Lars Renström, president and ceo of the Alfa Laval Group, outlined his thoughts on the new acquisition: "The acquisition of Niagara Blower brings in new and complementary heat-transfer products, mainly air-cooled heat exchangers, which further strengthen our offering to the oil and gas processing industries.

"They strengthen our US portfolio and will gradually also be added to our product offering on a global scale."

NBCo is located in Buffalo, New York, and has 120 employees.
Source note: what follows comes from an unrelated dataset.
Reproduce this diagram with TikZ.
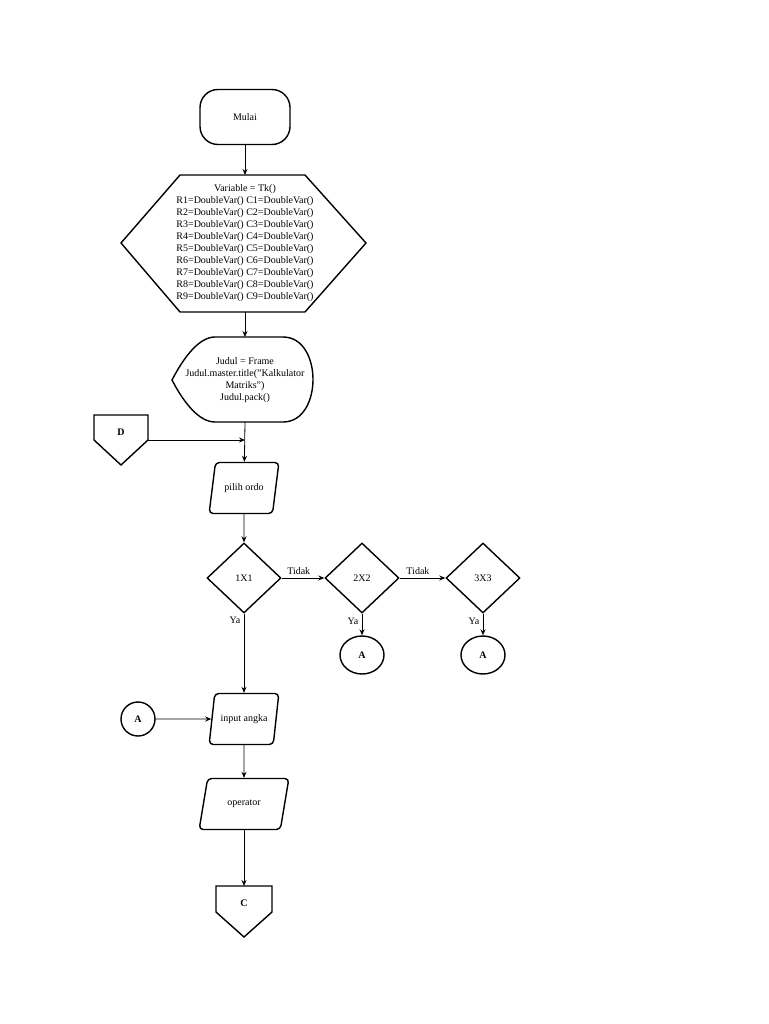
\documentclass[tikz,border=0pt]{standalone}
\usepackage{fontspec}
\setmainfont{Liberation Serif}
\usetikzlibrary{arrows.meta,shapes.geometric}
\begin{document}
\begin{tikzpicture}[x=1pt,y=-1pt,
  shp/.style={draw,line width=1.4pt,font=\fontsize{10}{12}\selectfont},
  con/.style={line width=0.8pt,-{Stealth[length=6pt,width=5pt]}},
  lbl/.style={font=\fontsize{10}{12}\selectfont},
  dia/.style={shp,diamond,minimum width=74pt,minimum height=70pt,inner sep=0pt},
  para/.style={shp,trapezium,trapezium left angle=72,trapezium right angle=108,rounded corners=4pt,minimum width=70pt,minimum height=51pt,trapezium stretches=true},
  circ/.style={shp,ellipse,minimum width=44pt,minimum height=38pt,font=\bfseries\fontsize{10}{12}\selectfont}]
\useasboundingbox (0,0) rectangle (768,1024);
\fill[white] (0,0) rectangle (768,1024);
\node[shp,rounded corners=18pt,minimum width=90pt,minimum height=55pt] (mulai) at (245,117) {Mulai};
% hexagon
\draw[shp] (180,175) -- (305,175) -- (366,243) -- (305,312) -- (180,312) -- (121,243) -- cycle;
\node[lbl,align=center,inner sep=0pt,font=\fontsize{10}{12}\selectfont] (hex) at (245,243) {Variable = Tk()\\
R1=DoubleVar() C1=DoubleVar()\\R2=DoubleVar() C2=DoubleVar()\\R3=DoubleVar() C3=DoubleVar()\\R4=DoubleVar() C4=DoubleVar()\\R5=DoubleVar() C5=DoubleVar()\\R6=DoubleVar() C6=DoubleVar()\\R7=DoubleVar() C7=DoubleVar()\\R8=DoubleVar() C8=DoubleVar()\\R9=DoubleVar() C9=DoubleVar()};
\coordinate (hexT) at (245,175); \coordinate (hexB) at (245,312);
% display
\draw[shp] (172,380) .. controls (185,355) and (200,337) .. (215,337) -- (283,337) .. controls (323,337) and (323,422) .. (283,422) -- (215,422) .. controls (200,422) and (185,405) .. cycle;
\node[lbl,align=center,inner sep=0pt] (judul) at (245,380) {Judul = Frame\\Judul.master.title("Kalkulator\\Matriks")\\Judul.pack()};
\coordinate (judT) at (245,337); \coordinate (judB) at (245,422);
% D
\draw[shp] (94,415) -- (148,415) -- (148,440) -- (121,465) -- (94,440) -- cycle;
\node[lbl,font=\bfseries\fontsize{10}{12}\selectfont] (D) at (121,432) {D};
\coordinate (dR) at (148,440); \coordinate (jn) at (245,440);
\node[para] (pilih) at (244,488) {pilih ordo};
\node[dia] (d1) at (244,578) {1X1};
\node[dia] (d2) at (362,578) {2X2};
\node[dia] (d3) at (483,578) {3X3};
\node[circ] (a2) at (362,655) {A};
\node[circ] (a3) at (483,655) {A};
\node[para] (inp) at (244,719) {input angka};
\node[shp,circle,minimum size=34pt,inner sep=0pt,font=\bfseries\fontsize{10}{12}\selectfont] (a1) at (138,719) {A};
\node[para,minimum width=90pt] (op) at (244,804) {operator};
\draw[shp] (216,886) -- (272,886) -- (272,912) -- (244,937) -- (216,912) -- cycle;
\node[lbl,font=\bfseries\fontsize{10}{12}\selectfont] (C) at (244,903) {C};
\coordinate (cT) at (244,886);
\draw[con] (mulai) -- (hexT);
\draw[con] (hexB) -- (judT);
\draw[con] (judB) -- (pilih);
\draw[con] (dR) -- (jn);
\draw[con] (pilih) -- (d1);
\draw[con] (d1) -- node[lbl,above,pos=0.4]{Tidak} (d2);
\draw[con] (d2) -- node[lbl,above,pos=0.4]{Tidak} (d3);
\draw[con] (d1) -- node[lbl,left,pos=0.08]{Ya} (inp);
\draw[con] (d2) -- node[lbl,left,pos=0.35]{Ya} (a2);
\draw[con] (d3) -- node[lbl,left,pos=0.35]{Ya} (a3);
\draw[con] (a1) -- (inp);
\draw[con] (inp) -- (op);
\draw[con] (op) -- (cT);
\end{tikzpicture}
\end{document}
It generated sales of about SEK425million (EUR49million) in 2012.

The intention is to integrate NBCo into the energy and environment segment within Alfa Laval's process technology division.

Meanwhile, due to what the company describes as unprecedented demand, Tranter says its Quick Ship programme is being expanded.

Customers will now be able to place an order from a wider selection of plate heat exchangers and have their new unit shipped from the Texas facility within three days.

Rapid response

The three-day Quick Ship programme provides rapid response to customer needs and results in process up time in no time - another example says Tranter of its continual focus on providing the best in class customer experience.

Designed to fulfil small and medium sized plate heat exchanger needs, Tranter has dedicated staff working expanded shipping hours to meet demand and quickly deliver throughout the USA.

Quick Ship models typically have the following design features: sizes from 2-in to 6-in ports; design pressure 100-150 PSI; plate materials 316ss and 304ss available in most models; plate thickness 0.4-0.6mm; gasket materials nitrile butadiene rubber (NBR) and ethylene propylene diene monomer (EPDM) rubber; and connections in either studded port (4-in and 6-in), or threaded (2-in).

Allied heat transfer system analysis upgrade

Allied Heat Transfer has expanded its ability to analyse heat exchangers and cooling systems while the equipment is still in service - providing significant benefits for its customers.

The company uses a variety of test equipment to map the actual operating conditions of an installation, and Heat Transfer Research (HTRI) software for the analysis. HTRI is an internationally recognised method of performing these types of analyses. Allied can then provide an accurate report on how a particular unit is performing - and why.

Modifications to existing exchangers or coolers that may be derived from such analyses can be undertaken at the company's own workshop in order to produce higher performance and service reliability. Changes made can be verified by performing follow up tests on site. Further to this, air cooled heat exchanger performance can be simulated in-house on Allied's air cooled heat exchanger test unit which provides accurate performance results from tests of scale model versions of existing equipment. By fitting a scale model to the test unit, the company can simulate various scenarios and report on the measured performance of the exchanger with changes to air flow, fluid flow, construction types, operating temperatures and more.

Allied Heat Transfer operates a quality management system accredited by Det Norske Veritas and is an accredited NATA test facility for pressure vessels. In addition to the quality and mechanical testing systems, the company operates to stringent health, safety and environmental policies.